What’s good about living on the edge of the cliff? Do neutralists enjoy any benefits? Does their moral compass guide them? Are they in a constant state of dilemma and uncertainty? Or are they easily swayed by either the black or white party? I can’t answer them all, but I would like to share how difficult it is to be grey and stay with the choices one makes.

Photo Credits: ID 12597102 @A1stock | Dreamstime.com

Being neutral takes great effort to listen to both sides of the conflict and ensure that when a decision is being made, both ideas are given consideration and a compromise is reached.

I can tell you firsthand that being neutral in the social sector is extremely difficult. On one hand, I want to drop everything and help those in need. On the other hand, I don’t have enough funds, and even if I did, I couldn’t help everyone because at the end of the day, I have to look out for myself. So, what can I do? Pick and choose the causes I truly believe in and give to those who have absolutely nothing and no opportunity to improve their situation. If one really wants to help, it should be those who need it the most.

In the education field, I’ve come across two types of children: those who want to study but lack parental support, and those whose parents couldn’t care less if they study, reflected in their casual behavior. The teachers are the same. They successfully completed their master’s degree and got a government job, which is great! But when it comes to teaching, they overlook that aspect. It’s not their fault either. They have so many things to manage daily that teaching becomes their last priority. Government school teachers have ten different roles apart from teaching. Mid-day meal? That takes a huge space in their minds. Whether they have the budget, the ingredients arrived on time, the quality and quantity, if the SHG members have arrived, if there’s a good water supply to cook the food and much more! It’s amazing how they multitask, but the government needs to ensure these teachers aren’t burnt out and can actually spend time imparting knowledge to their students. Because what’s the point of infrastructure, smart boards, projectors, and TVs if there’s no electricity or if no one uses them?

So, how does being a neutralist in this situation help? Well, let me tell you, it’s not about being a mere observer or a passive participant. It’s about being a steady anchor in a stormy sea. You don’t have to dive headfirst into every wave to make a difference. Sometimes, the best way to incite change is to be a moral compass, guiding others to their own solutions rather than spoon-feeding them constantly.

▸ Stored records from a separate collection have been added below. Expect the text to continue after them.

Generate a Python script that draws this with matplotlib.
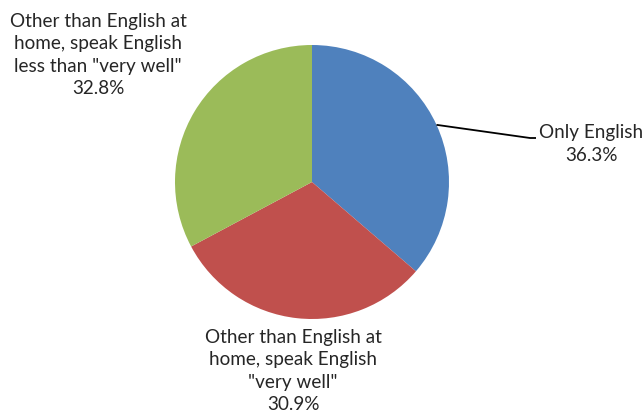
import matplotlib
matplotlib.use("Agg")
import matplotlib.pyplot as plt
import numpy as np

categories = ["Only English",
              "Other than English at\nhome, speak English\n\"very well\"",
              "Other than English at\nhome, speak English\nless than \"very well\""]
values = [36.3, 30.9, 32.8]
colors = ["#4F81BD", "#C0504D", "#9BBB59"]

W, H = 642, 418
fig = plt.figure(figsize=(W / 100, H / 100), dpi=100)
ax = fig.add_axes([0, 0, 1, 1])

cx, cy, r = 312, H - 182, 137
wedges, _ = ax.pie(values, colors=colors, startangle=90, counterclock=False,
                   radius=r, center=(cx, cy), frame=True,
                   wedgeprops=dict(linewidth=0))
ax.set_xlim(0, W)
ax.set_ylim(0, H)
ax.set_aspect("equal")
ax.axis("off")

font = dict(family="Lato", fontsize=13.6, color="#262626", ha="center",
            va="center", linespacing=1.38)

labels = [f"{c}\n{v}%" for c, v in zip(categories, values)]

# Only English: leader line from wedge mid-angle
w = wedges[0]
mid = np.deg2rad((w.theta1 + w.theta2) / 2)
x0, y0 = cx + r * np.cos(mid), cy + r * np.sin(mid)
ax.plot([x0, 530, 536], [y0, H - 138, H - 138], color="black", lw=1.3,
        solid_capstyle="butt")
ax.text(591, H - 144, labels[0], **font)
ax.text(293, H - 371, labels[1], **font)
ax.text(98, H - 55, labels[2], **font)

fig.savefig("out.png", dpi=100)
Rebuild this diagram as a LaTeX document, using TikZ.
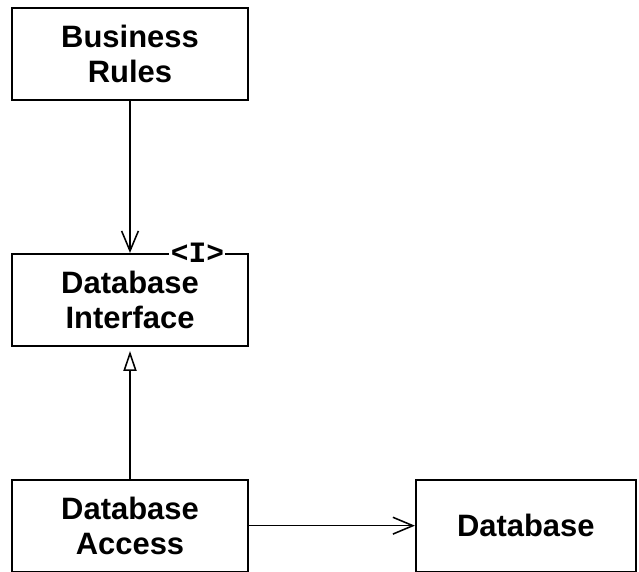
\documentclass[tikz,border=0pt]{standalone}
\usepackage{fontspec}
\setmainfont{Liberation Sans}
\newfontfamily\stereofont{Liberation Mono}
\usetikzlibrary{
	arrows.meta,
	positioning
}

\begin{document}
\begin{tikzpicture}[
		comp/.style={draw, line width=1.3pt, minimum width=5.9cm, minimum height=2.3cm, align=center,
			font=\fontsize{22}{25}\selectfont\bfseries},
		stereo/.style={fill=white, inner sep=1pt, font=\fontsize{21}{21}\selectfont\stereofont\bfseries},
		uses/.style={-{Straight Barb[length=0.5cm, width=0.42cm, line width=1.1pt]}, line width=1.1pt},
		implements/.style={-{Triangle[open, length=0.5cm, width=0.33cm, line width=1.1pt]}, line width=1.1pt, shorten >=3pt}
		]
		
		\useasboundingbox (0,0) rectangle (15.975,-14.275);
		
		% =========================
		% Components
		% =========================
		\node[comp] (rules) at (3.25,-1.35) {Business\\Rules};
		\node[comp, below=3.8cm of rules] (dbiface) {Database\\Interface};
		\node[comp, below=3.3cm of dbiface] (dbaccess) {Database\\Access};
		\node[comp, right=4.15cm of dbaccess, minimum width=5.5cm] (db) {Database};
		
		% interface marker on the border
		\node[stereo, anchor=east] (imark) at ([xshift=-0.58cm]dbiface.north east) {<I>};
		
		% =========================
		% Dependencies
		% =========================
		\draw[uses] (rules) -- (dbiface);
		\draw[implements] (dbaccess) -- (dbiface);
		\draw[uses] (dbaccess) -- (db);
		
	\end{tikzpicture}
\end{document}
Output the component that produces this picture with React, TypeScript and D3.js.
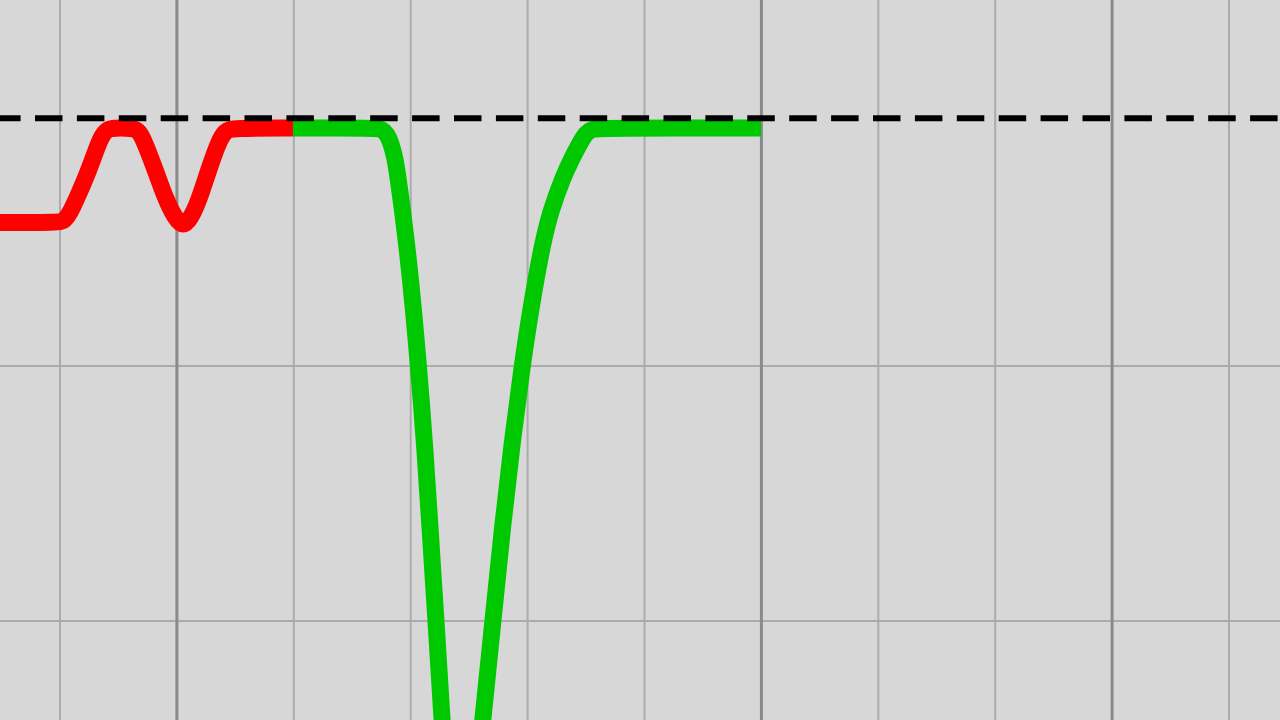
import { useEffect, useRef } from "react";
import * as d3 from "d3";

// grid positions (in grid units)
const gridX = [0, 1, 2, 3, 4, 5, 6, 7, 8, 9, 10];
const gridXMajor = [1, 6, 9];
const gridY = [0, 1];
const thresholdLevel = 1.972;

// red segment (before the switch)
const redX = [-0.52, 0, 0.034, 0.086, 0.145, 0.231, 0.308, 0.359, 0.411, 0.453, 0.624, 0.676, 0.727, 0.821, 0.907, 0.984, 1.052, 1.12, 1.189, 1.266, 1.352, 1.411, 1.471, 1.993];
const redY = [1.563, 1.563, 1.569, 1.6, 1.659, 1.749, 1.847, 1.906, 1.929, 1.933, 1.933, 1.922, 1.875, 1.761, 1.651, 1.58, 1.545, 1.58, 1.651, 1.761, 1.875, 1.922, 1.933, 1.933];

// green segment (after the switch)
const greenX = [1.993, 2.703, 2.754, 2.797, 2.831, 2.866, 2.891, 2.93, 2.964, 2.996, 3.024, 3.067, 3.093, 3.118, 3.165, 3.216, 3.268, 3.328, 3.405, 3.49, 3.618, 3.704, 3.785, 3.867, 3.952, 4.025, 4.127, 4.2, 4.303, 4.38, 4.448, 4.5, 4.551, 4.619, 5.997];
const greenY = [1.933, 1.933, 1.929, 1.91, 1.875, 1.816, 1.741, 1.612, 1.482, 1.349, 1.22, 0.996, 0.847, 0.698, 0.369, 0.004, -0.388, -0.82, -1.29, -0.937, -0.388, 0.004, 0.369, 0.698, 0.996, 1.22, 1.482, 1.612, 1.741, 1.816, 1.875, 1.914, 1.929, 1.933, 1.933];

const W = 1280;
const H = 720;

export default function App() {
  const svgRef = useRef<SVGSVGElement>(null);

  useEffect(() => {
    const svg = d3.select(svgRef.current);
    svg.selectAll("*").remove();

    const x = d3.scaleLinear().domain([0, 10]).range([60, 1229]);
    const y = d3.scaleLinear().domain([0, 1]).range([621, 366]);

    svg.append("rect").attr("width", W).attr("height", H).attr("fill", "#d7d7d7");

    // grid
    svg
      .selectAll(".hgrid")
      .data(gridY)
      .join("line")
      .attr("x1", 0)
      .attr("x2", W)
      .attr("y1", (d) => y(d))
      .attr("y2", (d) => y(d))
      .attr("stroke", "#ababab")
      .attr("stroke-width", 2);

    svg
      .selectAll(".vgrid")
      .data(gridX)
      .join("line")
      .attr("x1", (d) => x(d))
      .attr("x2", (d) => x(d))
      .attr("y1", 0)
      .attr("y2", H)
      .attr("stroke", (d) => (gridXMajor.includes(d) ? "#8a8a8a" : "#ababab"))
      .attr("stroke-width", (d) => (gridXMajor.includes(d) ? 3 : 2));

    // b-spline smooths out the jitter of the read-off points
    const line = d3
      .line<[number, number]>()
      .x((d) => x(d[0]))
      .y((d) => y(d[1]))
      .curve(d3.curveBasis);

    const red = redX.map((v, i) => [v, redY[i]] as [number, number]);
    const green = greenX.map((v, i) => [v, greenY[i]] as [number, number]);

    svg
      .append("path")
      .attr("d", line(red))
      .attr("fill", "none")
      .attr("stroke", "#ff0000")
      .attr("stroke-width", 17)
      .attr("stroke-linejoin", "round");

    svg
      .append("path")
      .attr("d", line(green))
      .attr("fill", "none")
      .attr("stroke", "#00c800")
      .attr("stroke-width", 17)
      .attr("stroke-linejoin", "round");

    // threshold
    svg
      .append("line")
      .attr("x1", 0)
      .attr("x2", W)
      .attr("y1", y(thresholdLevel))
      .attr("y2", y(thresholdLevel))
      .attr("stroke", "#000")
      .attr("stroke-width", 6)
      .attr("stroke-dasharray", "27.5 14.4")
      .attr("stroke-dashoffset", 6.9);
  }, []);

  return (
    <svg
      ref={svgRef}
      width={W}
      height={H}
      style={{ position: "fixed", left: 0, top: 0, display: "block" }}
    />
  );
}
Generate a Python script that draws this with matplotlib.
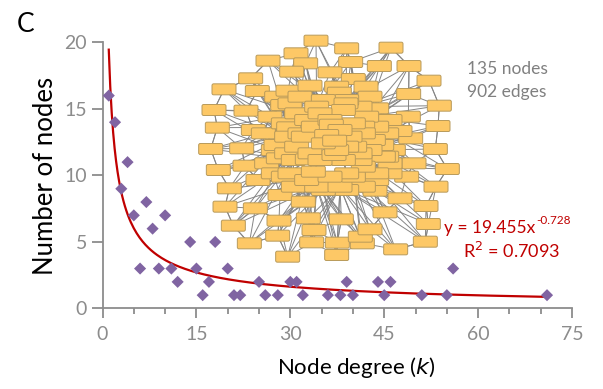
import numpy as np
import matplotlib
matplotlib.use("Agg")
import matplotlib.pyplot as plt
from matplotlib.patches import FancyBboxPatch
from matplotlib.collections import LineCollection

plt.rcParams['font.family'] = ['Lato', 'DejaVu Sans']

# --- degree distribution ---
degree = [1, 2, 3, 4, 5, 6, 7, 8, 9, 10, 11, 12, 14, 15, 16, 17, 18, 20, 21, 22,
          25, 26, 28, 30, 31, 32, 36, 38, 39, 40, 44, 45, 46, 51, 55, 56, 71]
count = [16, 14, 9, 11, 7, 3, 8, 6, 3, 7, 3, 2, 5, 3, 1, 2, 5, 3, 1, 1,
         2, 1, 1, 2, 2, 1, 1, 1, 2, 1, 2, 1, 2, 1, 1, 3, 1]

# power-law fit shown in the chart
fit_a = 19.455
fit_b = -0.728
fit_r2 = 0.7093

x_ticks = [0, 15, 30, 45, 60, 75]
y_ticks = [0, 5, 10, 15, 20]

# --- network inset: approximate box centres (inset pixel grid, y down) ---
node_x = [378, 470, 603, 318, 234, 347, 482, 568, 657, 717,
          182, 305, 420, 490, 102, 202, 294, 360, 448, 528, 656, 748,
          72, 168, 278, 468, 560, 655, 744,
          82, 190, 296, 424, 518, 630, 662, 736,
          62, 155, 258, 340, 434, 494, 575,
          85, 165, 265, 352, 432, 510, 590, 672, 772,
          118, 204, 300, 370, 470, 560, 650, 738,
          105, 196, 270, 340, 400, 470, 555, 630, 708,
          130, 267, 355, 454, 540, 585, 715,
          178, 263, 372, 511, 365, 442, 517, 617, 706,
          293, 440,
          260, 330, 400, 470, 540, 300, 440, 380, 510,
          240, 320, 390, 460, 530, 600, 280, 350, 420, 490, 560,
          220, 290, 370, 450, 520, 590, 330, 410, 480, 550,
          250, 320, 400, 470, 540, 610, 290, 360, 440, 510, 580,
          230, 310, 390, 460, 520, 600, 280, 350, 420, 490, 560,
          310, 380, 450, 520, 250, 600]
node_y = [62, 85, 83, 100, 122, 130, 126, 138, 138, 182,
          175, 155, 157, 177, 208, 213, 212, 197, 218, 200, 222, 257,
          270, 272, 255, 250, 265, 290, 318,
          323, 330, 322, 314, 320, 333, 355, 387,
          387, 385, 375, 350, 362, 380, 375,
          450, 437, 415, 418, 405, 420, 410, 430, 447,
          505, 480, 460, 455, 460, 460, 470, 500,
          560, 565, 525, 545, 510, 510, 512, 535, 558,
          617, 602, 595, 598, 628, 577, 612,
          670, 647, 630, 650, 667, 668, 670, 688, 665,
          710, 705,
          230, 230, 240, 240, 230, 250, 200, 260, 260,
          290, 280, 280, 270, 290, 300, 310, 300, 300, 310, 320,
          340, 350, 320, 330, 340, 340, 340, 345, 350, 360,
          390, 380, 370, 380, 390, 390, 400, 400, 390, 400, 410,
          430, 420, 420, 420, 440, 430, 470, 480, 470, 470, 480,
          500, 500, 500, 500, 460, 460]

fig = plt.figure(figsize=(6.03, 3.89), dpi=100)
ax = fig.add_axes([0.1700, 0.2070, 0.7787, 0.6840])

kx = np.linspace(1, 71, 300)
ax.plot(kx, fit_a * kx ** fit_b, color='#C00000', lw=1.6, zorder=3)
ax.scatter(degree, count, marker='D', s=38, color='#8064A2', edgecolors='none', zorder=4)

ax.set_xlim(0, 75)
ax.set_ylim(0, 20)
ax.set_xticks(x_ticks)
ax.set_xticks(np.arange(0, 76, 5), minor=True)
ax.set_yticks(y_ticks)
for s in ['top', 'right']:
    ax.spines[s].set_visible(False)
for s in ['left', 'bottom']:
    ax.spines[s].set_color('#8c8c8c')
    ax.spines[s].set_linewidth(1.3)
ax.tick_params(axis='both', which='both', colors='#8c8c8c', width=1.3, labelsize=14)
ax.tick_params(axis='y', length=8, pad=3)
ax.tick_params(axis='x', which='major', length=7.5, pad=5)
ax.tick_params(axis='x', which='minor', length=4.5)
ax.set_xlabel('Node degree ($\\it{k}$)', fontsize=16, labelpad=4)
ax.xaxis.set_label_coords(0.541, -0.175)
ax.set_ylabel('Number of nodes', fontsize=18.5, labelpad=5)

# --- network inset ---
ins = fig.add_axes([190 / 603, 1 - 270 / 389, 280 / 603, 250 / 389], zorder=1)
ins.set_xlim(0, 840)
ins.set_ylim(750, 0)
ins.axis('off')
ins.patch.set_alpha(0)

pts = np.column_stack([node_x, node_y]).astype(float)
centre = np.array([420.0, 370.0])
dist_c = np.hypot(*(pts - centre).T)
core = np.where(dist_c < 150)[0]
segs = []
for i, p in enumerate(pts):
    d = np.hypot(*(pts - p).T)
    for j in np.argsort(d)[1:4]:
        segs.append([p, pts[j]])
    dc = np.hypot(*(pts[core] - p).T)
    for j in core[np.argsort(dc)[1:4]]:
        segs.append([p, pts[j]])
ins.add_collection(LineCollection(segs, colors='#858585', linewidths=0.7, zorder=1))

bw, bh = 72, 33
order = np.argsort(-dist_c)
for i in order:
    x, y = pts[i]
    ins.add_patch(FancyBboxPatch((x - bw / 2, y - bh / 2), bw, bh,
                                 boxstyle='round,pad=0,rounding_size=5',
                                 facecolor='#FDC866', edgecolor='#B89A5A',
                                 linewidth=0.7, zorder=2))

# --- annotations (figure level so they sit above the inset) ---
W, H = 603, 389
eq = fig.text(444 / W, 1 - 228 / H, 'y = %.3fx' % fit_a, color='#C00000',
              fontsize=12.5, ha='left', va='center', zorder=5)
fig.canvas.draw()
bb = eq.get_window_extent()
fig.text(bb.x1 / W / fig.dpi * 100 + 1 / W, 1 - 220 / H, '%.3f' % fit_b, color='#C00000',
         fontsize=8.5, ha='left', va='center', zorder=5)
fig.text(463 / W, 1 - 251 / H, 'R$^{2}$ = %.4f' % fit_r2, color='#C00000',
         fontsize=13, ha='left', va='center', zorder=5)
fig.text(467 / W, 1 - 69 / H, '135 nodes', color='#808080', fontsize=12.5, va='center', zorder=5)
fig.text(467 / W, 1 - 92 / H, '902 edges', color='#808080', fontsize=12.5, va='center', zorder=5)
fig.text(17 / W, 1 - 24 / H, 'C', fontsize=19, va='center', zorder=5)

fig.savefig('out.png', dpi=100)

Being neutral doesn’t mean being detached. It means being fair, empathetic, and practical. It means knowing when to step in and when to step back. If you get too involved, you might end up overwhelmed or biased. But if you maintain a balanced perspective, you can help others see things clearly and make better decisions. It’s a fine line to walk, but it’s worth it.

The best solution isn’t always the one you come up with on your own. It’s about helping others find their path and supporting them as they navigate their challenges. It’s about being a guide rather than a dictator. And trust me, that approach can make all the difference in the world.

In the end, being a neutralist is about embracing complexity and finding strength in the middle ground. I’m going to be honest, it’s not easy, but it’s a perspective that brings unique value to our polarized world. Currently, if I were to describe myself, I feel like the two balls on the extreme end of Newton’s Cradle. Moving from one extreme to the other whilst having multiple things in between. I want to try and stay still like the other balls in the center, where any momentum from external forces ensures that they are standing still and passing energy from one to the other without exerting oneself.

One reply on “Stuck in the Middle: The Grey Life of Neutrals”

It’s perfect content for studying the “Greys,” with relevant examples provided to connect the dots. Indeed, it’s important to support or bridge individuals or communities.